現在の場所は

課題先進国から解決先進国へ -北岡理事長が政策研究大学院大学の飯尾潤教授と対話-

2020年6月19日

北岡伸一JICA理事長は、6月19日、政策研究大学院大学の飯尾潤教授とオンラインで対話を行いました。これは、JICAが立ち上げた「ポスト・コロナの世界における国際協力」研究の一環として、北岡理事長、JICA内研究会メンバーと日本の内外の有識者が、対話を通じて今後の世界と国際協力のあり方への考察を深める取り組みです。

まず、北岡理事長は、コロナ危機を変革のための機会と捉えて、日本の統治システムをより良いものにする方策を考える必要があるので、飯尾教授のお考えを伺いたいと述べました。

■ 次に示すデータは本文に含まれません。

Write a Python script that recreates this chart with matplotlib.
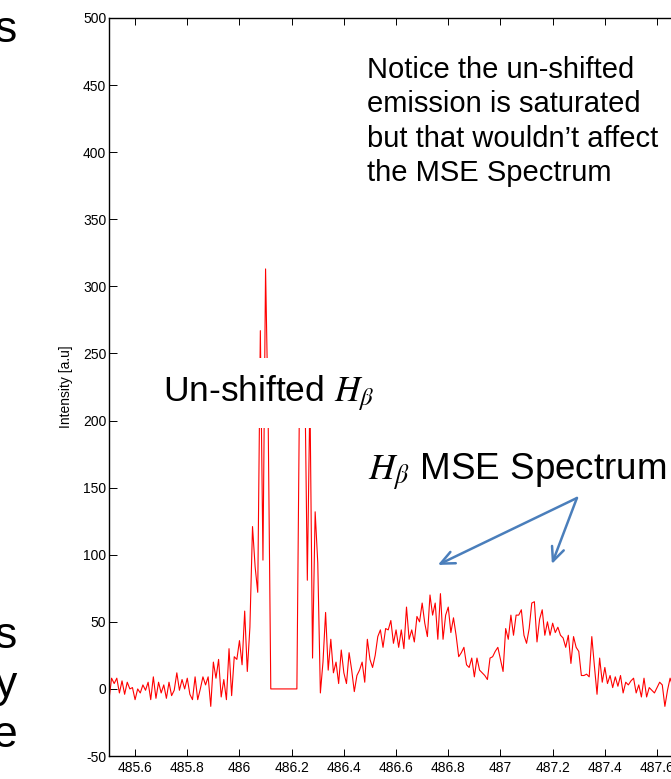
import numpy as np
import matplotlib
matplotlib.use('Agg')
import matplotlib.pyplot as plt

plt.rcParams['font.family'] = ['Liberation Sans', 'DejaVu Sans']
plt.rcParams['mathtext.fontset'] = 'stix'
plt.rcParams['axes.unicode_minus'] = False

# spectrum, one value per 0.01 nm starting at 485.50 nm
wl_start = 485.50
wl_step = 0.01
intensity = [
    -8, 8, 4, 8, -3, 6, -4, 5, 0, 1,
    -8, 0, -3, 3, -1, 5, -8, 9, -7, 5,
    -3, 3, -7, 5, -5, -1, 12, -1, 7, 0,
    8, -4, -8, 9, -8, 0, 9, 3, 9, -13,
    20, 8, 22, -6, 7, -8, 30, -5, 24, 22,
    36, 18, 58, 13, 46, 121, 91, 72, 267, 96,
    313, 200, 0, 0, 0, 0, 0, 0, 0, 0,
    0, 0, 0, 220, 200, 240, 81, 220, 23, 132,
    94, -3, 20, 57, 14, 37, 12, 20, 4, 29,
    12, 4, 27, 14, -2, 10, 14, 20, 5, 37,
    22, 16, 25, 39, 44, 31, 45, 44, 51, 34,
    44, 31, 44, 30, 61, 37, 44, 35, 54, 50,
    64, 49, 39, 70, 55, 64, 37, 71, 37, 55,
    61, 42, 53, 40, 24, 27, 31, 18, 16, 23,
    9, 23, 14, 12, 10, 7, 23, 24, 28, 31,
    22, 13, 45, 37, 55, 40, 55, 55, 59, 40,
    34, 45, 64, 65, 35, 52, 59, 40, 50, 40,
    49, 42, 46, 40, 38, 31, 40, 19, 39, 31,
    28, 10, 10, 11, 9, 39, 17, -4, 23, 5,
    16, 4, 10, 1, 9, 2, 10, -3, 5, 3,
    6, 8, -3, 3, -6, 8, -6, 1, -1, -3,
    1, 5, 3, -13, -1, 8, 2, 5, -3, 6,
    0, -4, 7, 2, -2, 4,
]
wavelength = wl_start + wl_step * np.arange(len(intensity))

x_ticks = [485.6, 485.8, 486.0, 486.2, 486.4, 486.6, 486.8, 487.0, 487.2, 487.4, 487.6, 487.8]
x_labels = ['485.6', '485.8', '486', '486.2', '486.4', '486.6', '486.8', '487', '487.2', '487.4', '487.6', '487.8']
y_ticks = [-50, 0, 50, 100, 150, 200, 250, 300, 350, 400, 450, 500]

fig = plt.figure(figsize=(6.71, 7.79), dpi=100)
# axes runs past the right edge, the slide crop cuts it off
ax = fig.add_axes([0.1624, 0.0295, 0.9724, 0.9474])

ax.plot(wavelength, intensity, color='red', lw=0.8)

ax.set_xlim(485.5, 488.0)
ax.set_ylim(-50, 500)
ax.set_xticks(x_ticks)
ax.set_xticklabels(x_labels)
ax.set_yticks(y_ticks)
ax.tick_params(direction='in', top=True, right=True, labelsize=10, width=0.7)
ax.tick_params(axis='x', length=5, pad=3.5)
ax.tick_params(axis='y', length=6, pad=2)
for s in ax.spines.values():
    s.set_linewidth(1.0)
ax.set_ylabel('Intensity [a.u]', fontsize=10, labelpad=7)

# annotations from the slide
ax.text(486.488, 472, 'Notice the un-shifted\nemission is saturated\nbut that wouldn\u2019t affect\nthe MSE Spectrum',
        fontsize=21, ha='left', va='top', linespacing=1.3)
ax.text(485.707, 214.6, r'Un-shifted $H_\beta$', fontsize=25.5, ha='left', va='baseline',
        bbox=dict(fc='white', ec='none', boxstyle='square,pad=0.42'), zorder=5)
ax.text(486.492, 155.7, r'$H_\beta$ MSE Spectrum', fontsize=26.5, ha='left', va='baseline')

arrow_color = '#4a7ebb'
for tip in [(486.76, 92.4), (487.197, 93.1)]:
    ax.annotate('', xy=tip, xytext=(487.293, 142.3),
                arrowprops=dict(arrowstyle='->,head_length=1.0,head_width=0.45',
                                color=arrow_color, lw=1.8, shrinkA=0, shrinkB=0))

# pieces of the slide text left of the chart
for txt, y in [('s', 42), ('s', 648), ('y', 697), ('e', 747)]:
    fig.text(17 / 671, 1 - y / 779, txt, fontsize=32, ha='right', va='baseline')

fig.savefig('out.png', dpi=100)
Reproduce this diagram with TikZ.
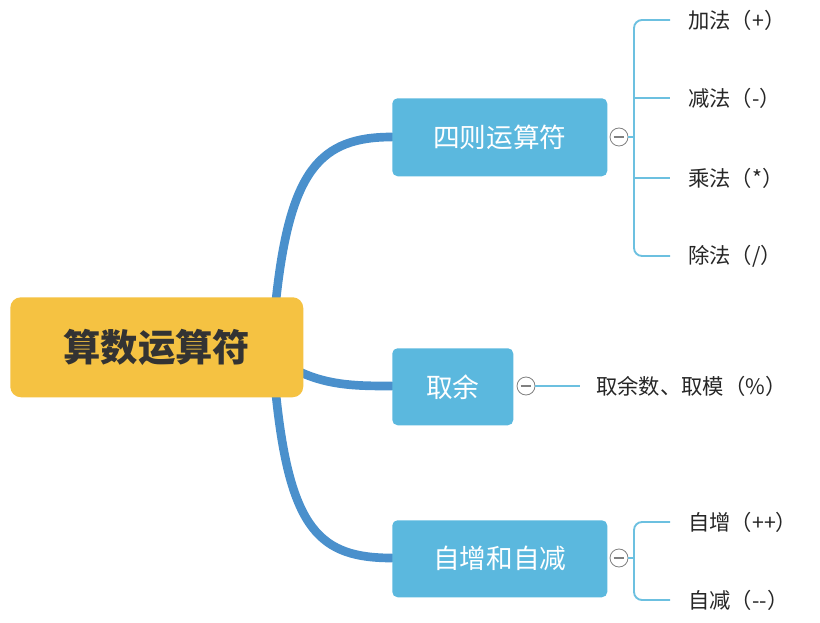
\documentclass[tikz,border=0pt]{standalone}
\usepackage{fontspec}
\setmainfont{Noto Sans CJK SC}
\begin{document}
\begin{tikzpicture}[x=0.75pt,y=-0.75pt]
\definecolor{boxc}{HTML}{5BB8DE}
\definecolor{rootc}{HTML}{F5C242}
\definecolor{trunk}{HTML}{4A90CC}
\definecolor{leafl}{HTML}{6CC0E0}
\tikzset{
 br/.style={draw=none,fill=boxc,rounded corners=4pt,text=white,font=\fontsize{20}{20}\selectfont,anchor=north west,inner sep=0pt},
 leaf/.style={anchor=west,inner sep=0pt,font=\fontsize{16}{16}\selectfont,text=black!85},
 col/.style={circle,draw=gray,fill=white,minimum size=13.5pt,inner sep=0pt,line width=0.6pt},
 ll/.style={draw=leafl,line width=1.4pt,rounded corners=6pt},
 tk/.style={draw=trunk,line width=6.5pt,line cap=round}
}
\useasboundingbox (0,0) rectangle (820,623);
% trunk connectors
\draw[tk] (276,300) .. controls (290,170) and (320,137) .. (392,137);
\draw[tk] (300,372) .. controls (330,386) and (360,386) .. (392,386);
\draw[tk] (276,395) .. controls (290,530) and (320,558) .. (392,558);
% root
\node[draw=none,fill=rootc,rounded corners=8pt,inner sep=0pt,anchor=north west,text width=219.75pt,minimum height=75pt,align=center,font=\fontsize{28}{28}\selectfont\bfseries,text=black!80] (root) at (10,297) {算数运算符};
% branches
\node[br,minimum width=161.25pt,minimum height=58.5pt] (b1) at (392,98) {四则运算符};
\node[br,minimum width=90.75pt,minimum height=57.75pt] (b2) at (392,348) {取余};
\node[br,minimum width=161.25pt,minimum height=57.75pt] (b3) at (392,520) {自增和自减};
% leaves
\node[leaf] (l1) at (688,20) {加法（+）};
\node[leaf] (l2) at (688,98) {减法（-）};
\node[leaf] (l3) at (688,178) {乘法（*）};
\node[leaf] (l4) at (688,256) {除法（/）};
\node[leaf] (l5) at (596,386) {取余数、取模（\%）};
\node[leaf] (l6) at (688,522) {自增（++）};
\node[leaf] (l7) at (688,600) {自减（{-}{-}）};
% circles
\node[col] (c1) at (619,137) {};
\node[col] (c2) at (526,386) {};
\node[col] (c3) at (619,558) {};
% leaf lines
\draw[ll] (c1.east) -- (634,137);
\draw[ll] (670,20) -- (634,20) -- (634,256) -- (670,256);
\draw[ll] (634,98) -- (670,98);
\draw[ll] (634,178) -- (670,178);
\draw[draw=leafl,line width=1.4pt] (c2.east) -- (580,386);
\draw[ll] (c3.east) -- (634,558);
\draw[ll] (670,522) -- (634,522) -- (634,600) -- (670,600);
\foreach \c in {c1,c2,c3}{\draw[gray,line width=0.8pt] ([xshift=-4pt]\c.center) -- ([xshift=4pt]\c.center);}
\end{tikzpicture}
\end{document}
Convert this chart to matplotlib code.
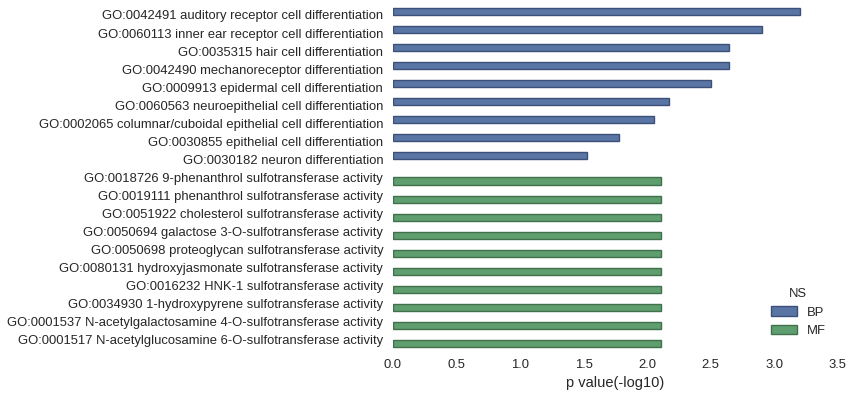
import numpy as np
import matplotlib
matplotlib.use("Agg")
import matplotlib.pyplot as plt

# GO terms and -log10 p values
bp_terms = [
    "GO:0042491 auditory receptor cell differentiation",
    "GO:0060113 inner ear receptor cell differentiation",
    "GO:0035315 hair cell differentiation",
    "GO:0042490 mechanoreceptor differentiation",
    "GO:0009913 epidermal cell differentiation",
    "GO:0060563 neuroepithelial cell differentiation",
    "GO:0002065 columnar/cuboidal epithelial cell differentiation",
    "GO:0030855 epithelial cell differentiation",
    "GO:0030182 neuron differentiation",
]
bp_values = [3.20, 2.90, 2.64, 2.64, 2.50, 2.17, 2.05, 1.78, 1.53]

mf_terms = [
    "GO:0018726 9-phenanthrol sulfotransferase activity",
    "GO:0019111 phenanthrol sulfotransferase activity",
    "GO:0051922 cholesterol sulfotransferase activity",
    "GO:0050694 galactose 3-O-sulfotransferase activity",
    "GO:0050698 proteoglycan sulfotransferase activity",
    "GO:0080131 hydroxyjasmonate sulfotransferase activity",
    "GO:0016232 HNK-1 sulfotransferase activity",
    "GO:0034930 1-hydroxypyrene sulfotransferase activity",
    "GO:0001537 N-acetylgalactosamine 4-O-sulfotransferase activity",
    "GO:0001517 N-acetylglucosamine 6-O-sulfotransferase activity",
]
mf_values = [2.11] * 10

plt.rcParams['font.family'] = ['Liberation Sans', 'DejaVu Sans']
text_color = '#262626'

fig = plt.figure(figsize=(8.55, 3.97), dpi=100)
ax = fig.add_axes([0.4596, 0.121, 0.5204, 0.864])

n_bp = len(bp_terms)
y_bp = np.arange(n_bp)
y_mf = np.arange(n_bp, n_bp + len(mf_terms))

# hue dodge: BP sits in the upper half of its slot, MF in the lower half
ax.barh(y_bp - 0.2, bp_values, height=0.4, color='#5875A4',
        edgecolor='#3c5078', linewidth=1, label='BP')
ax.barh(y_mf + 0.2, mf_values, height=0.4, color='#5F9E6E',
        edgecolor='#41704c', linewidth=1, label='MF')

ax.set_yticks(np.concatenate([y_bp, y_mf]))
ax.set_yticklabels(bp_terms + mf_terms, fontsize=9.4, color=text_color)
ax.set_ylim(n_bp + len(mf_terms) - 0.5, -0.5)
ax.set_xlim(0, 3.5)
ax.set_xticks(np.arange(0, 3.6, 0.5))
ax.tick_params(axis='x', labelsize=9.4, colors=text_color, length=0, pad=7)
ax.tick_params(axis='y', length=0, pad=7)
ax.set_xlabel('p value(-log10)', fontsize=10.5, color=text_color, labelpad=4)

for s in ax.spines.values():
    s.set_visible(False)

leg = ax.legend(title='NS', loc='lower right', frameon=False, fontsize=9.4,
                title_fontsize=9.4, bbox_to_anchor=(1.0, 0.0))
for t in leg.get_texts():
    t.set_color(text_color)
leg.get_title().set_color(text_color)

fig.savefig('out.png', dpi=100)
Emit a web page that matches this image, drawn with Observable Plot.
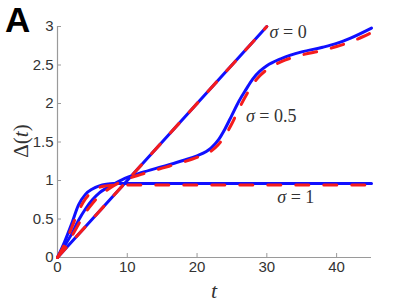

これを受けて、飯尾教授は、統治システムが良く機能するためには、政党が効果的に民意を吸い上げて集約すること、日本国内にある多様な知恵を活かした政策立案を行うことが必要だと指摘しました。そのためには、日本の与野党が、有権者との新しいネットワークを構築して多様な民意を集約する必要があると述べました。また、国家と社会が対立せずに協力しあうという「日本モデル」の良さを活かしながら、民間や地方自治体の創意工夫を奨励するような関係を再構築すべきだと主張しました。そして、日本が、まだどの国も解決していない様々な課題に世界で初めて直面する「課題先進国」であると指摘したうえで、それを解決する「解決先進国」になるためには、自国の強みを活かす分野と外国に学ぶべき分野を区別しながら、徹底的な議論と試行錯誤を重ねていく必要があると指摘しました。

続いて、研究会参加者も交えて、政府と自治体や民間セクターの関係のあり方、その「日本モデル」を他国でも導入できる可能性等について意見交換を行いました。

世界各国が等しくコロナ危機という未曽有の困難に直面するなか、難題の解決には、自国の良さを見直しながら、失敗を恐れず議論と試行錯誤を重ねていくことが不可欠であることを、改めて確認した対話となりました。